DESCRIPTION OF THE TASK » In the material below, the lines containing the word "with" are required; copy each of them.

RECORDS PROVIDED »
_____

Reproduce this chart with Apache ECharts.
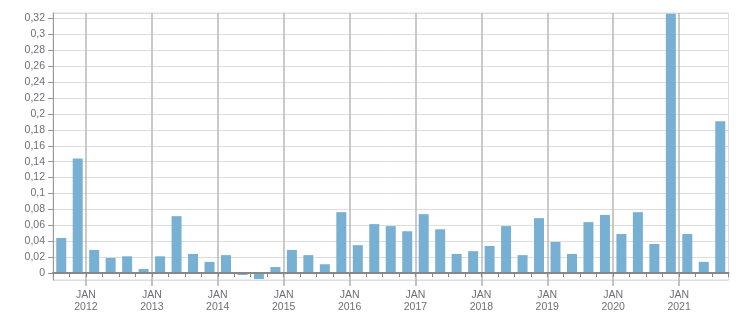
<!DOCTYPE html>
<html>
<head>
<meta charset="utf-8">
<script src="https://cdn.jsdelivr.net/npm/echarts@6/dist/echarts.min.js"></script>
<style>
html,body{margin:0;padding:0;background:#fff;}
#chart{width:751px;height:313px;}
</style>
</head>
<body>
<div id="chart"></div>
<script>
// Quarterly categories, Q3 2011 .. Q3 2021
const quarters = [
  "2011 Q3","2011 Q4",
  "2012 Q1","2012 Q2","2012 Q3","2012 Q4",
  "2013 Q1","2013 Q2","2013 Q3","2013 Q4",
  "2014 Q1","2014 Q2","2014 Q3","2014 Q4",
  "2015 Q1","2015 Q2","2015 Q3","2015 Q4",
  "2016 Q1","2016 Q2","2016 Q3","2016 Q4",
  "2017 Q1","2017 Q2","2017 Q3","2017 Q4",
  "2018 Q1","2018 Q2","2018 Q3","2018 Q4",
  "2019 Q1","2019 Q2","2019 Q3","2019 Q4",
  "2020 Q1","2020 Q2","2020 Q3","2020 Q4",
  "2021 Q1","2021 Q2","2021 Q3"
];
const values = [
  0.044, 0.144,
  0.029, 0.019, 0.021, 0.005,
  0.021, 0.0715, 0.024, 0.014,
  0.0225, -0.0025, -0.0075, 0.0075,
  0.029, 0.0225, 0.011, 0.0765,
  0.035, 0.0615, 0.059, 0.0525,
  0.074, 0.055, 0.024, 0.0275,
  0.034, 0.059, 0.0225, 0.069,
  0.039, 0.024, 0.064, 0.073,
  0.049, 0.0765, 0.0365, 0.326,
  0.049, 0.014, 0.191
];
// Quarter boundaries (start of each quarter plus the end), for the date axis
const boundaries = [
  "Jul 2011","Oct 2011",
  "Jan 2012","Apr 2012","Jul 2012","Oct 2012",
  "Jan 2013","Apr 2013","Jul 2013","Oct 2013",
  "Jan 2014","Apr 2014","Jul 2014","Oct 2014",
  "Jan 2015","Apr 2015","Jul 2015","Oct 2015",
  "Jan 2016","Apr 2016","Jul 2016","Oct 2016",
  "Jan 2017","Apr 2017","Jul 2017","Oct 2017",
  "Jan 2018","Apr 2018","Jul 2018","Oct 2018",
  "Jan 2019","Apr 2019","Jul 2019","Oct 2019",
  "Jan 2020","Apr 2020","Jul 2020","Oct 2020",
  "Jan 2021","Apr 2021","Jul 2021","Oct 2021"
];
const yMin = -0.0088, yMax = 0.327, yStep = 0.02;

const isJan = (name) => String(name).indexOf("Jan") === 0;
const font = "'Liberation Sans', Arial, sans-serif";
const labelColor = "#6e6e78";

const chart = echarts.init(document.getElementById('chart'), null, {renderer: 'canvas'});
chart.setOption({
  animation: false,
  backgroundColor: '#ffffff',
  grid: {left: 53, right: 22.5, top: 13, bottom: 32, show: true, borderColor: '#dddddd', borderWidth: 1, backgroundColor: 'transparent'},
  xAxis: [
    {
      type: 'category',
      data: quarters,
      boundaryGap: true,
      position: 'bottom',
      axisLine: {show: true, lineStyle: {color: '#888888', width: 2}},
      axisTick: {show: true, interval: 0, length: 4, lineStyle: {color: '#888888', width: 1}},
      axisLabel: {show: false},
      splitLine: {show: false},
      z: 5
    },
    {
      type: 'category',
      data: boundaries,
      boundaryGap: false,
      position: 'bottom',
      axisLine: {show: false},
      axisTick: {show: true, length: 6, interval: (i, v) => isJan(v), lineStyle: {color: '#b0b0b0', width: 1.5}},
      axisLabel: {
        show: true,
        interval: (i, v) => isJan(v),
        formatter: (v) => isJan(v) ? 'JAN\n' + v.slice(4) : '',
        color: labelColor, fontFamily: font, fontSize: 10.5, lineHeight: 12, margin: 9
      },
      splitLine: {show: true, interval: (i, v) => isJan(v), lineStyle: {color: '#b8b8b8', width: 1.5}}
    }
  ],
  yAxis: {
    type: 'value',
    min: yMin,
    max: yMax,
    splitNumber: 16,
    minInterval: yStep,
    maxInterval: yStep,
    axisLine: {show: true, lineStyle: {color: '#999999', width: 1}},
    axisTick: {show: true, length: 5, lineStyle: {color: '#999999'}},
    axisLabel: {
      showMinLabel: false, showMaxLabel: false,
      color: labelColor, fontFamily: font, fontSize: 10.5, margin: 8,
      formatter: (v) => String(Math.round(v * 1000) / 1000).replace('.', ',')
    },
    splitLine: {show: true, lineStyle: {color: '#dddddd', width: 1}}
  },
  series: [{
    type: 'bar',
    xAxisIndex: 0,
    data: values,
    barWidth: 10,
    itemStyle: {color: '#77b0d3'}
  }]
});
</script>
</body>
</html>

_____

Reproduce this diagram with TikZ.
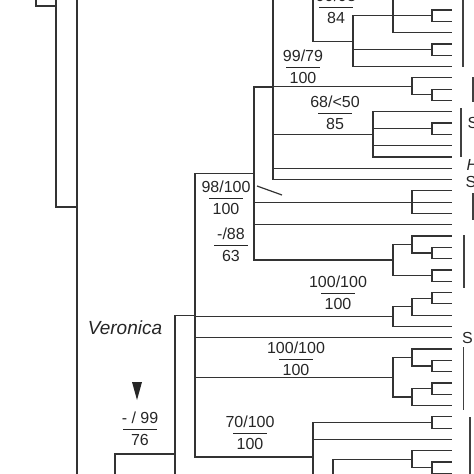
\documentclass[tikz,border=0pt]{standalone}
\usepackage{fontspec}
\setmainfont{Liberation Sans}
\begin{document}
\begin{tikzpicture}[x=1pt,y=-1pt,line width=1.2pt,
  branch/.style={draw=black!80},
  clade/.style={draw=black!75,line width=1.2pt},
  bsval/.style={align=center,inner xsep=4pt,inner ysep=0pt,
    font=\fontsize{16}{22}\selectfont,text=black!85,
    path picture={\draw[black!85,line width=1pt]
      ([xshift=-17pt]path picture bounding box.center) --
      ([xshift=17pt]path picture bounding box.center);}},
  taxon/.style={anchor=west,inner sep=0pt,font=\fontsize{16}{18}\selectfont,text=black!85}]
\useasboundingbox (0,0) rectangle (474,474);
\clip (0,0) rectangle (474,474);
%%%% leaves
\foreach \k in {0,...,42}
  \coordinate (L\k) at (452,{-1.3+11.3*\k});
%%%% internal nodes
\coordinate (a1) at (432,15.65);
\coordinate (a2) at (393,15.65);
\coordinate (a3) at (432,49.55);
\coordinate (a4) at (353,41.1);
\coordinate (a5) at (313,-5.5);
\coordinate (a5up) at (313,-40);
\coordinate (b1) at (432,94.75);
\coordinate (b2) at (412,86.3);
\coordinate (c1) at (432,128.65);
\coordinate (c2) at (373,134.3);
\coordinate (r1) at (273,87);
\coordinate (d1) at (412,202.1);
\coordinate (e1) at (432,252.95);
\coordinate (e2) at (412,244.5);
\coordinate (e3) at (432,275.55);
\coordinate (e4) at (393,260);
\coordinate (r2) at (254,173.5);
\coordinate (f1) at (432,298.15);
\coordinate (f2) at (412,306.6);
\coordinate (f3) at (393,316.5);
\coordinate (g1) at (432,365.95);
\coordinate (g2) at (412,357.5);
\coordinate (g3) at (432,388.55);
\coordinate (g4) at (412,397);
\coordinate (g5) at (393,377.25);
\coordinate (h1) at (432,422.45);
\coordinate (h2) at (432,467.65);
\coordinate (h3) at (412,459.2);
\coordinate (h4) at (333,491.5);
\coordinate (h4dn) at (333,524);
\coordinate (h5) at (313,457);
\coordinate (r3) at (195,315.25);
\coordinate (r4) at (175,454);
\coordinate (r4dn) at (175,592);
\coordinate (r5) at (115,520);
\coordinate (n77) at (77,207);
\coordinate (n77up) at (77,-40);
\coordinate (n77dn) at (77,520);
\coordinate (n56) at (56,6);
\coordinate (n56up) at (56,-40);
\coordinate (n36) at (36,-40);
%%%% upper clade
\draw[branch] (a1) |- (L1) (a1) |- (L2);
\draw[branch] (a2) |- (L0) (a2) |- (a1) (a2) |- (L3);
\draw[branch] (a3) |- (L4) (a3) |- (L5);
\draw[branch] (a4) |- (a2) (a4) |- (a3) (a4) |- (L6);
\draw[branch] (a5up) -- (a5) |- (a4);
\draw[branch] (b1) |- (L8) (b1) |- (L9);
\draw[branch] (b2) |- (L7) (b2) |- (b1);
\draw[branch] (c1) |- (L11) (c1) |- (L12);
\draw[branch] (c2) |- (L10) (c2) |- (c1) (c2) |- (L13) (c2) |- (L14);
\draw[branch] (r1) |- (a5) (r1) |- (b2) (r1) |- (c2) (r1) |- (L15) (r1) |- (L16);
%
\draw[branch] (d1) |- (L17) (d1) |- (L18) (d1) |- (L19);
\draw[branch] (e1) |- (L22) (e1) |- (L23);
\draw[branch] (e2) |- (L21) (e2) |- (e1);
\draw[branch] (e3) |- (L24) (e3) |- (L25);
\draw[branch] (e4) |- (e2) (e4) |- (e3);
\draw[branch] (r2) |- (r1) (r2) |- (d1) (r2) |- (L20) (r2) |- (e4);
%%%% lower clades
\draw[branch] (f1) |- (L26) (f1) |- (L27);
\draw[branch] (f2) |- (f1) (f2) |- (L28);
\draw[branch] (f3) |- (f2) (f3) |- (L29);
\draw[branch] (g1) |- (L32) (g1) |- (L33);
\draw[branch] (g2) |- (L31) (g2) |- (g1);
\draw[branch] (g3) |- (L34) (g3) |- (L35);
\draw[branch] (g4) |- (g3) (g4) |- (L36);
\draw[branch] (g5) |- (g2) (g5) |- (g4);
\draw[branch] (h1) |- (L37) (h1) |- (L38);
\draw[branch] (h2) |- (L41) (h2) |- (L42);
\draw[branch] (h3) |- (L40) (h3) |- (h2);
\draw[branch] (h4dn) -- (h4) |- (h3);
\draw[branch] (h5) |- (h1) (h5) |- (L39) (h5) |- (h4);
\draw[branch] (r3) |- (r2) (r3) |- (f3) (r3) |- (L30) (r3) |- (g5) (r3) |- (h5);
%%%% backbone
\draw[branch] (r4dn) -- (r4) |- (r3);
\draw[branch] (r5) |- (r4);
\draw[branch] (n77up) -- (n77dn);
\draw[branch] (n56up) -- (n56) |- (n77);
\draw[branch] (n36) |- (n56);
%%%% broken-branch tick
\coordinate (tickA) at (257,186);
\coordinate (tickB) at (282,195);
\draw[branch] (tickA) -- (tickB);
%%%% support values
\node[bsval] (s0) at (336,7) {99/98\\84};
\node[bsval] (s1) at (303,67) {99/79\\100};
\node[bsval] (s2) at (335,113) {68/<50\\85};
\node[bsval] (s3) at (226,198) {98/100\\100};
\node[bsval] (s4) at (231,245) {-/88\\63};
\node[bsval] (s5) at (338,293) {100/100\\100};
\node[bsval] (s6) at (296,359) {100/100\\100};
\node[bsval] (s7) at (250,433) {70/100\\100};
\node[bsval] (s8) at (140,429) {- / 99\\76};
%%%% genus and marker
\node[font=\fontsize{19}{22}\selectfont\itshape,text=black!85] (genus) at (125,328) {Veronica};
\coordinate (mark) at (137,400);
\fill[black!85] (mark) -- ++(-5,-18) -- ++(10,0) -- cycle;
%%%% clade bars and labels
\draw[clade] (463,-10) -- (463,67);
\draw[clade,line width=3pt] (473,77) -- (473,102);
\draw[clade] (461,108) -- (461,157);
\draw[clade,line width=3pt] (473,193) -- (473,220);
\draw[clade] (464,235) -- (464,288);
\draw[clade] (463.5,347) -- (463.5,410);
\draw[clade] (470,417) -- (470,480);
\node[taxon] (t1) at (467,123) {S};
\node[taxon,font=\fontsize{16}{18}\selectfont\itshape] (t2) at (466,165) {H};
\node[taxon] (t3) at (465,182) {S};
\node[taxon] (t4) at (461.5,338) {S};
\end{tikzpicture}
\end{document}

_____

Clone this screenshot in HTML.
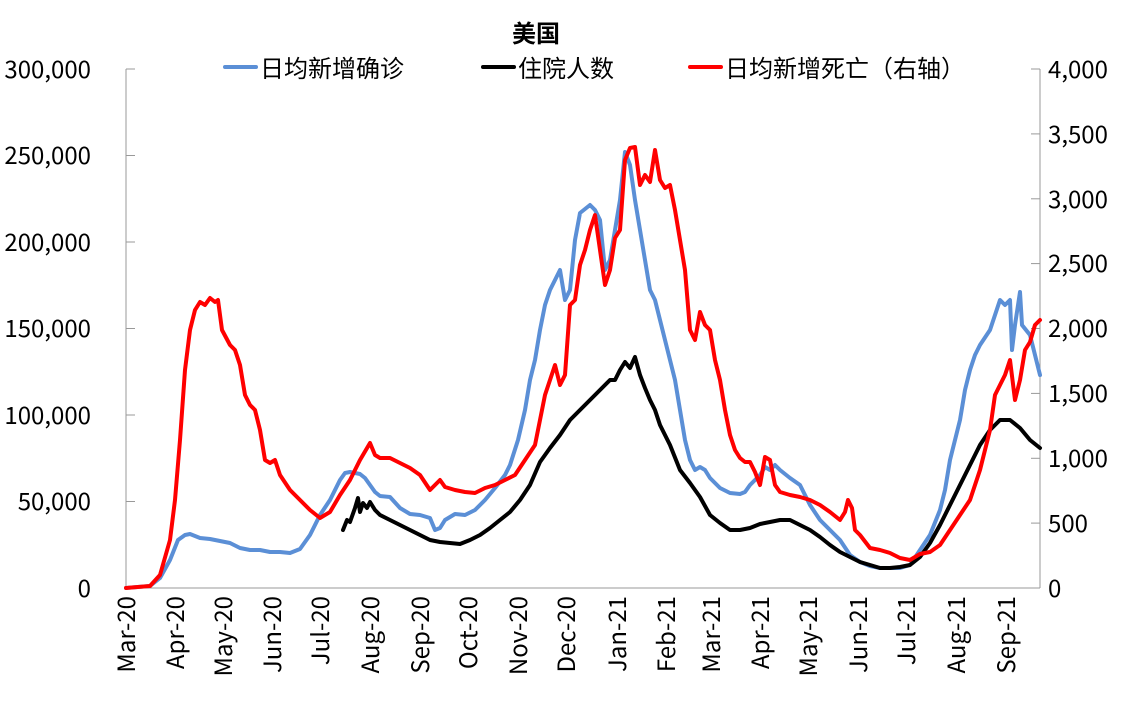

_____

COMPLETED TASK »
Reproduce this chart with Apache ECharts.
Reproduce this diagram with TikZ.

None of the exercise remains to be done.